**Collected data**

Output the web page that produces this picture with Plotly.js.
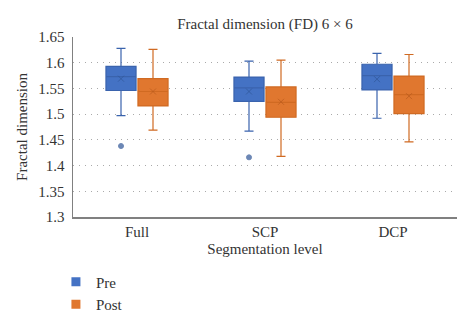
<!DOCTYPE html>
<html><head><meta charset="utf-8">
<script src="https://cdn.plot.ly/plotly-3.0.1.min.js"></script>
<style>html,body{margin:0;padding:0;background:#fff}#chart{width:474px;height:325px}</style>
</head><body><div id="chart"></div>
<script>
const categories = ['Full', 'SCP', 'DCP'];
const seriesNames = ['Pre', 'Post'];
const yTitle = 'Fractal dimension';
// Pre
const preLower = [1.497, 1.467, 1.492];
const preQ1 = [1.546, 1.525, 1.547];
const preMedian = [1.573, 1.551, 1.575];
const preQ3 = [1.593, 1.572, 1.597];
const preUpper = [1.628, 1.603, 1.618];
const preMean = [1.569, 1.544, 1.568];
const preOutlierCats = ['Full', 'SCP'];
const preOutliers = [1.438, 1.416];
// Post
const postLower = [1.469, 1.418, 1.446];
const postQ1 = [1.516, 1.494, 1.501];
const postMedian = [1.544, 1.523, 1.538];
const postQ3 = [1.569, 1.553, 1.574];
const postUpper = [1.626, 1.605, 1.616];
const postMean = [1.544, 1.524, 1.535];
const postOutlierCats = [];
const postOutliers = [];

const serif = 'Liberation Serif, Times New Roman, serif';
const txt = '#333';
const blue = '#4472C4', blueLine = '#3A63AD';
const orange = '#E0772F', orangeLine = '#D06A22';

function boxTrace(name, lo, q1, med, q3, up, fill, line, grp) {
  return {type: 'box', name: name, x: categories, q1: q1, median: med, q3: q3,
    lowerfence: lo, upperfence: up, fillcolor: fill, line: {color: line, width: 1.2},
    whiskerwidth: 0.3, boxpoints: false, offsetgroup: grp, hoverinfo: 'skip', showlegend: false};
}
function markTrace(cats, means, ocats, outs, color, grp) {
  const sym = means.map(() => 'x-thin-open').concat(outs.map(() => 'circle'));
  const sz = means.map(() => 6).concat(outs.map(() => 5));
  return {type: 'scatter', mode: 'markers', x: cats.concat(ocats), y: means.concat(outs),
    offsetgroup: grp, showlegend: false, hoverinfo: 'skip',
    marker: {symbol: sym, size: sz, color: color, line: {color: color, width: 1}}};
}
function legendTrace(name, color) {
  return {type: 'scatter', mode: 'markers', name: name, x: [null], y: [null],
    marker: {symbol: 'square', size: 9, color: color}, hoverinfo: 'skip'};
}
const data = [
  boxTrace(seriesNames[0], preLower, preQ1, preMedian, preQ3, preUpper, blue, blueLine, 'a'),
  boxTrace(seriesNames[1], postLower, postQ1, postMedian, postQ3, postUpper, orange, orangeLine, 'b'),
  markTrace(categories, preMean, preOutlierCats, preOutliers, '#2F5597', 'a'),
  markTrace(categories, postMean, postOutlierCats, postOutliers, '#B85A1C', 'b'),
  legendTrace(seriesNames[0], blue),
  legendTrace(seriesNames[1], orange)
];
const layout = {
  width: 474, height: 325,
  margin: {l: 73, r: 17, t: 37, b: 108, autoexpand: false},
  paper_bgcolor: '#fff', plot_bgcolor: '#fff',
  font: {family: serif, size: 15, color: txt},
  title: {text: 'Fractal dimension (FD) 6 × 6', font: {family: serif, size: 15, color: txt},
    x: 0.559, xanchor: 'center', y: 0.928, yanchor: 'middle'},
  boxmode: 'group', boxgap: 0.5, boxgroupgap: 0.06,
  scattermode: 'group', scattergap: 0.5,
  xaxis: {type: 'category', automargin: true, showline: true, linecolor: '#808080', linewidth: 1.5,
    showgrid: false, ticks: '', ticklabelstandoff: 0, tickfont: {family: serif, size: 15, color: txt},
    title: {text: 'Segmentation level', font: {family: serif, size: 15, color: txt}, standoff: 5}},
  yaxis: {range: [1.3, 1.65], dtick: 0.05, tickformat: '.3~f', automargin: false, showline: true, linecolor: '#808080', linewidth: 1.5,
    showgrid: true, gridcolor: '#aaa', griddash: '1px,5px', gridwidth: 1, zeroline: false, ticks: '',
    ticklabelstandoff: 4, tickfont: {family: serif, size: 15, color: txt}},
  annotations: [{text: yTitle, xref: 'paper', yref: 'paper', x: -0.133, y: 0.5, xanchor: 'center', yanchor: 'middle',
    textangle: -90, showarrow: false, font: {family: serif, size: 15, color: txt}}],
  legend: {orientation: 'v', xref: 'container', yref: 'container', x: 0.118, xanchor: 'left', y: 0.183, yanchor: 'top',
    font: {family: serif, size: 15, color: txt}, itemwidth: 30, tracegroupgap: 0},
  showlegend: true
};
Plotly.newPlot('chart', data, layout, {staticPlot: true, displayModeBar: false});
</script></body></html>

**Stated goal**
Transcribe the listing in full and omit the pictures.

**Right answer**
Output the web page that produces this picture with Plotly.js.
<!DOCTYPE html>
<html><head><meta charset="utf-8">
<script src="https://cdn.plot.ly/plotly-3.0.1.min.js"></script>
<style>html,body{margin:0;padding:0;background:#fff}#chart{width:474px;height:325px}</style>
</head><body><div id="chart"></div>
<script>
const categories = ['Full', 'SCP', 'DCP'];
const seriesNames = ['Pre', 'Post'];
const yTitle = 'Fractal dimension';
// Pre
const preLower = [1.497, 1.467, 1.492];
const preQ1 = [1.546, 1.525, 1.547];
const preMedian = [1.573, 1.551, 1.575];
const preQ3 = [1.593, 1.572, 1.597];
const preUpper = [1.628, 1.603, 1.618];
const preMean = [1.569, 1.544, 1.568];
const preOutlierCats = ['Full', 'SCP'];
const preOutliers = [1.438, 1.416];
// Post
const postLower = [1.469, 1.418, 1.446];
const postQ1 = [1.516, 1.494, 1.501];
const postMedian = [1.544, 1.523, 1.538];
const postQ3 = [1.569, 1.553, 1.574];
const postUpper = [1.626, 1.605, 1.616];
const postMean = [1.544, 1.524, 1.535];
const postOutlierCats = [];
const postOutliers = [];

const serif = 'Liberation Serif, Times New Roman, serif';
const txt = '#333';
const blue = '#4472C4', blueLine = '#3A63AD';
const orange = '#E0772F', orangeLine = '#D06A22';

function boxTrace(name, lo, q1, med, q3, up, fill, line, grp) {
  return {type: 'box', name: name, x: categories, q1: q1, median: med, q3: q3,
    lowerfence: lo, upperfence: up, fillcolor: fill, line: {color: line, width: 1.2},
    whiskerwidth: 0.3, boxpoints: false, offsetgroup: grp, hoverinfo: 'skip', showlegend: false};
}
function markTrace(cats, means, ocats, outs, color, grp) {
  const sym = means.map(() => 'x-thin-open').concat(outs.map(() => 'circle'));
  const sz = means.map(() => 6).concat(outs.map(() => 5));
  return {type: 'scatter', mode: 'markers', x: cats.concat(ocats), y: means.concat(outs),
    offsetgroup: grp, showlegend: false, hoverinfo: 'skip',
    marker: {symbol: sym, size: sz, color: color, line: {color: color, width: 1}}};
}
function legendTrace(name, color) {
  return {type: 'scatter', mode: 'markers', name: name, x: [null], y: [null],
    marker: {symbol: 'square', size: 9, color: color}, hoverinfo: 'skip'};
}
const data = [
  boxTrace(seriesNames[0], preLower, preQ1, preMedian, preQ3, preUpper, blue, blueLine, 'a'),
  boxTrace(seriesNames[1], postLower, postQ1, postMedian, postQ3, postUpper, orange, orangeLine, 'b'),
  markTrace(categories, preMean, preOutlierCats, preOutliers, '#2F5597', 'a'),
  markTrace(categories, postMean, postOutlierCats, postOutliers, '#B85A1C', 'b'),
  legendTrace(seriesNames[0], blue),
  legendTrace(seriesNames[1], orange)
];
const layout = {
  width: 474, height: 325,
  margin: {l: 73, r: 17, t: 37, b: 108, autoexpand: false},
  paper_bgcolor: '#fff', plot_bgcolor: '#fff',
  font: {family: serif, size: 15, color: txt},
  title: {text: 'Fractal dimension (FD) 6 × 6', font: {family: serif, size: 15, color: txt},
    x: 0.559, xanchor: 'center', y: 0.928, yanchor: 'middle'},
  boxmode: 'group', boxgap: 0.5, boxgroupgap: 0.06,
  scattermode: 'group', scattergap: 0.5,
  xaxis: {type: 'category', automargin: true, showline: true, linecolor: '#808080', linewidth: 1.5,
    showgrid: false, ticks: '', ticklabelstandoff: 0, tickfont: {family: serif, size: 15, color: txt},
    title: {text: 'Segmentation level', font: {family: serif, size: 15, color: txt}, standoff: 5}},
  yaxis: {range: [1.3, 1.65], dtick: 0.05, tickformat: '.3~f', automargin: false, showline: true, linecolor: '#808080', linewidth: 1.5,
    showgrid: true, gridcolor: '#aaa', griddash: '1px,5px', gridwidth: 1, zeroline: false, ticks: '',
    ticklabelstandoff: 4, tickfont: {family: serif, size: 15, color: txt}},
  annotations: [{text: yTitle, xref: 'paper', yref: 'paper', x: -0.133, y: 0.5, xanchor: 'center', yanchor: 'middle',
    textangle: -90, showarrow: false, font: {family: serif, size: 15, color: txt}}],
  legend: {orientation: 'v', xref: 'container', yref: 'container', x: 0.118, xanchor: 'left', y: 0.183, yanchor: 'top',
    font: {family: serif, size: 15, color: txt}, itemwidth: 30, tracegroupgap: 0},
  showlegend: true
};
Plotly.newPlot('chart', data, layout, {staticPlot: true, displayModeBar: false});
</script></body></html>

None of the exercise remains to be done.